I have started going to Albion games with my friend Adrian Chiles. He is so emotionally tied up with West Brom, and has been all his life, that on bad days I always know there is someone suffering more than me. But there was something else – the reason I think all this is a suitable subject for my blog.

One of the Albion’s favourite players over the years is a central defender called Darren Moore. His universal nick name is ‘Big Dave’ which is apparently a reference to an advertisement for chips from the 1980s.

Anyone who has seen his play can quickly see his strengths (power, size, experience, ability to score headed goals) but also his limitations (he is not exactly nippy and has the turning circle of a family estate car). But the reason fans love him is that he plays every game as if it was his last, is a committed team player and although he is tough and not afraid to give away free kicks there is not an ounce of malice in his huge frame.

Anyway, last season ‘Dave’ left us and went to Derby, and so on Monday he was on the wining team. At the final whistle Derby players were as elated as ours were deflated. They ran around like madmen, jumping on each other, punching the air and grabbing scarves and banners from the crowd.

All, that is, except one man. As the Albion players sank to the ground, many of them in tears, Big Dave was there to comfort each one of them in turn. He must have hugged our distraught left back Paul Robinson for a full 30 seconds (if that doesn’t sound long try doing it with a consenting colleague). All this when he could have been lapping up the adoration of 33,000 of his own fans.

Watching this reminded me and my boys of a simple truth; like all sport (and life itself) football picks us up and knocks us down, we can’t win every time, but it is in our power to be gracious in victory and philosophical in defeat.

More than that, in Big Dave’s deliberate walk to the West Brom end I saw on Monday the incredible power of small acts of kindness.

So here is a challenge to our Fellows – why doesn’t someone out there start a web site to celebrate small kindnesses (smallkindeness.com?). As a counter to the dystopian vision projected by the mainstream media, this could be place for us to record and celebrate the small things that strangers do to make our world better.

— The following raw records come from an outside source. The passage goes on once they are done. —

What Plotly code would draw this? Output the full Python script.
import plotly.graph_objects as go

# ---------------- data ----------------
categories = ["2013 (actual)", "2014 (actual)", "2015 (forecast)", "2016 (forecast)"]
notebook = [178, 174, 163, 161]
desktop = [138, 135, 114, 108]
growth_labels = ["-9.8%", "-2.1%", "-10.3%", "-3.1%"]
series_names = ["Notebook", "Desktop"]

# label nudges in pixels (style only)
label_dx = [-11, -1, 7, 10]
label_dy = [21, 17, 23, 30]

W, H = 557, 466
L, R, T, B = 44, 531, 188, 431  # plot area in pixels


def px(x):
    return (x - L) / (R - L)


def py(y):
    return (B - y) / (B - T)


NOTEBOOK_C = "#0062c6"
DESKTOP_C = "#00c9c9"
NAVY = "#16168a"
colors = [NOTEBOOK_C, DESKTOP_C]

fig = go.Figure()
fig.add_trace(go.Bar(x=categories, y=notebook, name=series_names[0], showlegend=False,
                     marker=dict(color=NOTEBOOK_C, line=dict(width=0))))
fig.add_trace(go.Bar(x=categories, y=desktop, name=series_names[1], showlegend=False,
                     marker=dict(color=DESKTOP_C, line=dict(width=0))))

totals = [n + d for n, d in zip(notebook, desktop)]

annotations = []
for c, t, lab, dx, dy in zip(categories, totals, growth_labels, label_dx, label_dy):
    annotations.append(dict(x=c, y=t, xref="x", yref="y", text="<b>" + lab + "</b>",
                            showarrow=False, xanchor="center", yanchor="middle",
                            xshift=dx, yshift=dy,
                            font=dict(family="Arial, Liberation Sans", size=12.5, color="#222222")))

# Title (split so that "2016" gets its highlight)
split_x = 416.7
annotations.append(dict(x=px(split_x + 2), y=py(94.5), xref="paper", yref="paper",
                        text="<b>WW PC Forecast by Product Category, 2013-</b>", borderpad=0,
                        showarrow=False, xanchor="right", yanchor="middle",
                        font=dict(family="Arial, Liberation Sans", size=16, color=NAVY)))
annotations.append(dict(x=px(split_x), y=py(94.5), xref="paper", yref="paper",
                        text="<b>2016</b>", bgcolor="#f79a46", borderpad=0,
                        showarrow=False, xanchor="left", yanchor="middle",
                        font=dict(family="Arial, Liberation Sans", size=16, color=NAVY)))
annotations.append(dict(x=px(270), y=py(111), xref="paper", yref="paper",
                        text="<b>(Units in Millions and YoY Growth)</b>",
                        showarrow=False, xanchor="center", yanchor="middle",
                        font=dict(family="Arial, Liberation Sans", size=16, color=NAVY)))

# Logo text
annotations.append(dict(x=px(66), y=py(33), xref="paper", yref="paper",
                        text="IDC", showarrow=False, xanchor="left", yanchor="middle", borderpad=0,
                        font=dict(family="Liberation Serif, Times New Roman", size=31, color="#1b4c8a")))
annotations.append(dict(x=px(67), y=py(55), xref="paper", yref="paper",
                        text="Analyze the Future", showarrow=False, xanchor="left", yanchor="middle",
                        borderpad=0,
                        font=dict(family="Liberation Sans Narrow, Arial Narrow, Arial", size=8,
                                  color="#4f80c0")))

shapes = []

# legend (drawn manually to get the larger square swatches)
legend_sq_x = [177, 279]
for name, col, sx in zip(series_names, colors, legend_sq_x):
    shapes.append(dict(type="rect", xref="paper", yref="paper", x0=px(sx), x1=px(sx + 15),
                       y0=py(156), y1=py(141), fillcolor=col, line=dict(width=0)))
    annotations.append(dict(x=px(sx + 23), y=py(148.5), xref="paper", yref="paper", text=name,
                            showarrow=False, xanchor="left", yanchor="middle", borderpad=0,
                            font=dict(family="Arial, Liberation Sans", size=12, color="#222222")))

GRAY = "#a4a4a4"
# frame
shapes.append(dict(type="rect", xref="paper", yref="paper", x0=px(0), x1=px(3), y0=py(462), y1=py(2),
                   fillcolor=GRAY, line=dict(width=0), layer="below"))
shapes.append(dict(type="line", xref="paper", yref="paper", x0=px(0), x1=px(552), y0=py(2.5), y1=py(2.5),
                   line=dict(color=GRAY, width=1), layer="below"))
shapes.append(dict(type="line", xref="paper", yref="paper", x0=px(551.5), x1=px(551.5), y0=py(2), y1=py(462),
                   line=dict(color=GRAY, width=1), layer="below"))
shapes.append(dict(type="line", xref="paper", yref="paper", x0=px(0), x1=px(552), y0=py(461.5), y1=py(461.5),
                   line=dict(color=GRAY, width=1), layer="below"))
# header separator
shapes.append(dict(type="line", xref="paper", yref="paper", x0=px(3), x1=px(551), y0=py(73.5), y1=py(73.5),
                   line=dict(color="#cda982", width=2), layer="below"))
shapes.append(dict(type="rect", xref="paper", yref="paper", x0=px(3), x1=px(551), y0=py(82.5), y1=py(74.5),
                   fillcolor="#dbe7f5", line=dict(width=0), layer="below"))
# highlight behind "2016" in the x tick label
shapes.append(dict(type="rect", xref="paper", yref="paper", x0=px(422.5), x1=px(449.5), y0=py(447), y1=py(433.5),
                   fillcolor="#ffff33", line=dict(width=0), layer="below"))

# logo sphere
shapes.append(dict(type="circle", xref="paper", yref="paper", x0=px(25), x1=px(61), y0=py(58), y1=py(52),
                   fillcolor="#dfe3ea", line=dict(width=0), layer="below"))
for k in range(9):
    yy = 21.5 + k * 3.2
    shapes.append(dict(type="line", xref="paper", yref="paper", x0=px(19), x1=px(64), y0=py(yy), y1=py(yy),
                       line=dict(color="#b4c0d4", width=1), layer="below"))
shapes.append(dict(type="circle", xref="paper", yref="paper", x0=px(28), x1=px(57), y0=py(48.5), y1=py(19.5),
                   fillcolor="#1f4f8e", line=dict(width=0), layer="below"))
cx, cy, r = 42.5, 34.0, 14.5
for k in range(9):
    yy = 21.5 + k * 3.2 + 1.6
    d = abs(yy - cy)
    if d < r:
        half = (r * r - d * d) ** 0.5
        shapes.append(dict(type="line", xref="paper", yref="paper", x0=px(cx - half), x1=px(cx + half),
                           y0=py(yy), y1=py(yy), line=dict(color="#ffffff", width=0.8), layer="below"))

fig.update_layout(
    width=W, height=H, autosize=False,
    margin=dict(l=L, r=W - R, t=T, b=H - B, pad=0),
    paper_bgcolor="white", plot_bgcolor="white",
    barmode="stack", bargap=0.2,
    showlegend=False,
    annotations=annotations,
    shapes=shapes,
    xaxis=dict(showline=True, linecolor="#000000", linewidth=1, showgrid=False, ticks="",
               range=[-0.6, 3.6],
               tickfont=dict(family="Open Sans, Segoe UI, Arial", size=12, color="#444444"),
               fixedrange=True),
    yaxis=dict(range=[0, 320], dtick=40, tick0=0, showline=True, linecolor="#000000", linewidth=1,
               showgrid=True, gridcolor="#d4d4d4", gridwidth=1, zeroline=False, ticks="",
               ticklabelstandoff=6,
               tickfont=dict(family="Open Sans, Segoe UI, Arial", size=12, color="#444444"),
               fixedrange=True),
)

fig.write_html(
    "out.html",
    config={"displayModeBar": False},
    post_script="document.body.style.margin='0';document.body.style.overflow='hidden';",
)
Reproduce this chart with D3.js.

A place to thank or even get to know the person who helped us pick up our dropped shopping, or drew us a little map to get us to our tricky destination. And beyond the happy anecdotes (a good thing in itself) maybe we could find out more about why we do the right thing and how we might be encouraged to do it more.

So from West Brom back to my obsession with pro-social behaviour. I may be talking nonsense but if it helps me stop thinking about playing at Blackpool when we could have been going to Arsenal it’s good enough for me.